Staff advised that the planning of the annual statewide FOIA workshops is underway. The workshops are tentatively scheduled for October in 5 locations, including Wytheville, Harrisonburg, Fairfax, Richmond, and Tidewater. Staff also advised the Council that for the period March 29 until June 8, 2004, Council staff has responded to 243 email and telephone requests for assistance and has written 7 advisory opinions. Council staff also informed the Council about the model rights and responsibilities document it had prepared in response to HB 358. HB 358, effective July 1, 2004, requires all state public bodies created in the executive branch of state government and subject to FOIA to make available certain information to the public upon request and to post such information on the Internet, including: (i) a plain English explanation of the rights of a requester under FOIA, the procedures to obtain public records from the public body, and the responsibilities of the public body in complying with FOIA; (ii) contact information for the person designated by the public body to (a) assist a requester in making a request for records or (b) respond to requests for public records; and (iii) any policy the public body has concerning the type of public records it routinely withholds from release as permitted by FOIA. The bill requires the Council to assist state public bodies in the development and implementation of this information, upon request. Council staff stated that all cabinet secretaries had been sent a letter in May informing them of the model rights and responsibilities document prepared by staff, along with an offer of further assistance made to any agency in the respective secretariats to help in tailoring the model document to the requirements of the specific agencies. After sufficient time for review and comment by the Council, the model rights and responsibilities document will be posted on the Council's website. It was suggested that the model rights and responsibilities document also be made available to local public bodies even though the provisions of HB 358 apply only to state public bodies.
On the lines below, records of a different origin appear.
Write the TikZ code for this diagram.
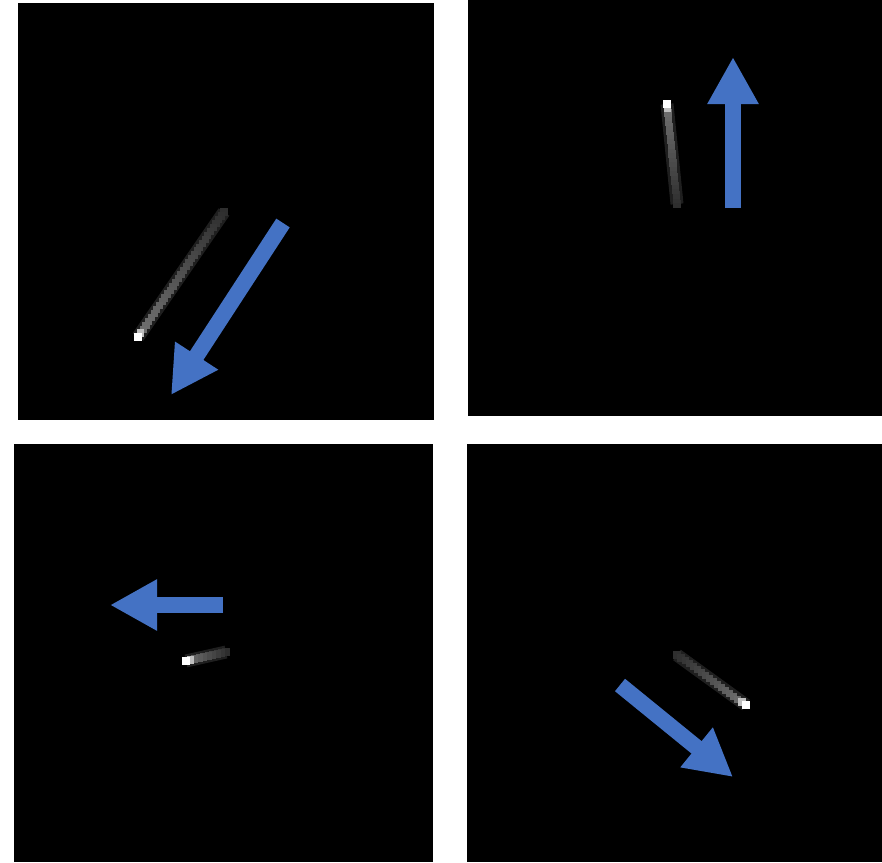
\documentclass[tikz,border=0pt]{standalone}
\usetikzlibrary{arrows.meta,calc}
\definecolor{arrowblue}{HTML}{4472C4}
\tikzset{
  bigarrow/.style={draw=arrowblue, line width=16pt,
    -{Triangle[length=47pt,width=48pt]}},
  panel/.style={fill=black},
  halo/.style={draw=white!12!black, line width=13pt}
}
% one streak: bright end (#1,#2), dim end (#3,#4), #5 steps
\newcommand{\streak}[5]{%
  \draw[halo] (#1,#2) -- (#3,#4);
  \foreach \i in {#5,...,0}{
    \pgfmathsetmacro{\st}{\i/#5}
    \pgfmathsetmacro{\gv}{\i==0 ? 100 : (\i==1 ? 75 : 45-27*\st)}
    \fill[white!\gv!black] ($(#1,#2)!\st!(#3,#4)$) ++(-3.6,-3.6) rectangle ++(7.2,7.2);
  }}
\begin{document}
\begin{tikzpicture}[x=1pt,y=-1pt]
\fill[white] (0,0) rectangle (882,862);
\useasboundingbox (0,0) rectangle (882,862);

% panels
\fill[panel] (18,3) rectangle (434,420);
\fill[panel] (468,0) rectangle (882,416);
\fill[panel] (14,444) rectangle (433,862);
\fill[panel] (467,444) rectangle (882,862);

% streaks
\streak{138}{337}{224}{212}{32}
\streak{667}{104}{677}{204}{22}
\streak{186}{661}{226}{652}{9}
\streak{746}{705}{677}{655}{17}

% arrows
\coordinate (tlTail) at (283,223);
\coordinate (tlTip) at (171,395);
\coordinate (trTail) at (733,208);
\coordinate (trTip) at (733,57);
\coordinate (blTail) at (223,605);
\coordinate (blTip) at (110,605);
\coordinate (brTail) at (620,685);
\coordinate (brTip) at (733,777);

\draw[bigarrow] (tlTail) -- (tlTip);
\draw[bigarrow] (trTail) -- (trTip);
\draw[bigarrow] (blTail) -- (blTip);
\draw[bigarrow] (brTail) -- (brTip);
\end{tikzpicture}
\end{document}
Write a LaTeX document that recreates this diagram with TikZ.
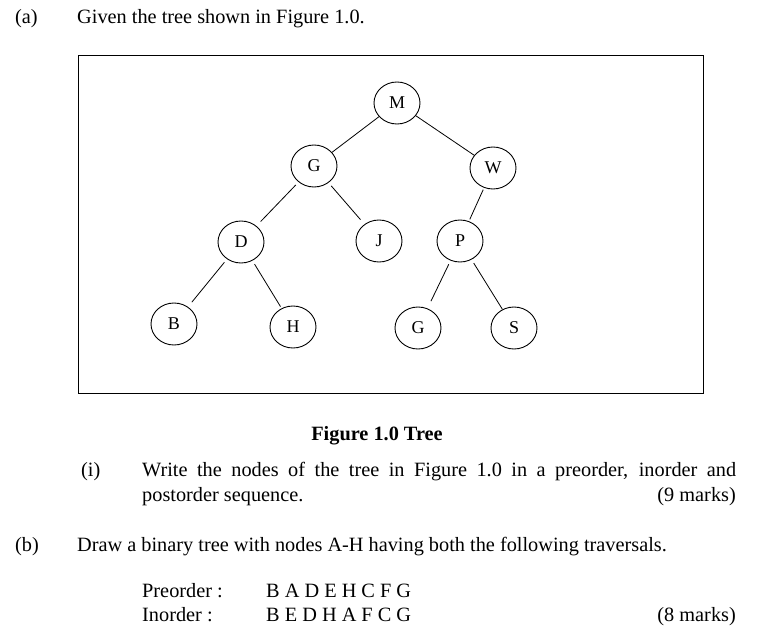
\documentclass[tikz,border=0pt]{standalone}
\usepackage{fontspec}
\setmainfont{Liberation Serif}
\usetikzlibrary{shapes.geometric}
\begin{document}
\begin{tikzpicture}[x=1pt,y=-1pt,
  tn/.style={draw,ellipse,minimum width=46pt,minimum height=42pt,inner sep=0pt,line width=0.9pt,font=\fontsize{18}{20}\selectfont},
  ed/.style={line width=0.8pt},
  txt/.style={anchor=base west,inner sep=0pt,font=\fontsize{20.3}{24}\selectfont}]
\useasboundingbox (0,0) rectangle (768,631);
\node[txt] (la) at (15,24) {(a)};
\node[txt] (ga) at (77,24) {Given the tree shown in Figure 1.0.};
\draw[line width=0.9pt] (78,55) rectangle (703,393);
\node[tn] (M) at (397,103) {M};
\node[tn] (G) at (314,166) {G};
\node[tn] (W) at (493,168) {W};
\node[tn] (D) at (241,242) {D};
\node[tn] (J) at (379,241) {J};
\node[tn] (P) at (460,241) {P};
\node[tn] (B) at (174,324) {B};
\node[tn] (H) at (293,327) {H};
\node[tn] (G2) at (418,328) {G};
\node[tn] (S) at (514,328) {S};
\draw[ed] (M) -- (G);
\draw[ed] (M) -- (W);
\draw[ed,shorten <=4pt,shorten >=6pt] (G) -- (D);
\draw[ed,shorten <=4pt,shorten >=6pt] (G) -- (J);
\draw[ed,shorten <=2pt,shorten >=2pt] (W) -- (P);
\draw[ed,shorten <=4pt,shorten >=6pt] (D) -- (B);
\draw[ed,shorten <=4pt,shorten >=2pt] (D) -- (H);
\draw[ed,shorten <=4pt,shorten >=8pt] (P) -- (G2);
\draw[ed,shorten <=4pt] (P) -- (S);
\node[txt,anchor=base,font=\fontsize{20.3}{24}\selectfont\bfseries] (cap) at (377,440) {Figure 1.0 Tree};
\node[txt] (li) at (81,476) {(i)};
\node[txt,anchor=base west] (qi1) at (142,476) {\makebox[594pt][s]{Write the nodes of the tree in Figure 1.0 in a preorder, inorder and}};
\node[txt] (qi2) at (142,501) {postorder sequence.};
\node[txt,anchor=base east] (mk1) at (736,501) {(9 marks)};
\node[txt] (lb) at (15,551) {(b)};
\node[txt] (qb) at (77,551) {Draw a binary tree with nodes A-H having both the following traversals.};
\node[txt] (pre) at (142,597) {Preorder :};
\node[txt] (prev) at (266,597) {B A D E H C F G};
\node[txt] (ino) at (142,621) {Inorder :};
\node[txt] (inov) at (266,621) {B E D H A F C G};
\node[txt,anchor=base east] (mk) at (736,621) {(8 marks)};
\end{tikzpicture}
\end{document}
The discussion of the Council then turned to the issue of allowable charges made under FOIA, noting that charges is often times a contentious issue between a requester and a public body. Concern was raised that the only available remedy for disputes over charges was to the courts. It was noted that such disputes should come first to the Council for resolution as an inexpensive, common sense alternative to lawsuits. Staff advised that it frequently facilitates resolution of charge disputes.

The next meetings of the Council have been set for September 16, 2004 and December 2, 2004, each at 2:00 p.m. in Richmond.

The Honorable R. Edward Houck, Chair
Maria J.K. Everett, Executive Director

1 Members present: Houck, Griffith, Axselle, Bryan, Edwards, Hallock, Miller, Moncure, Wiley, and Yelich. Members absent: Anderson and Hopkins.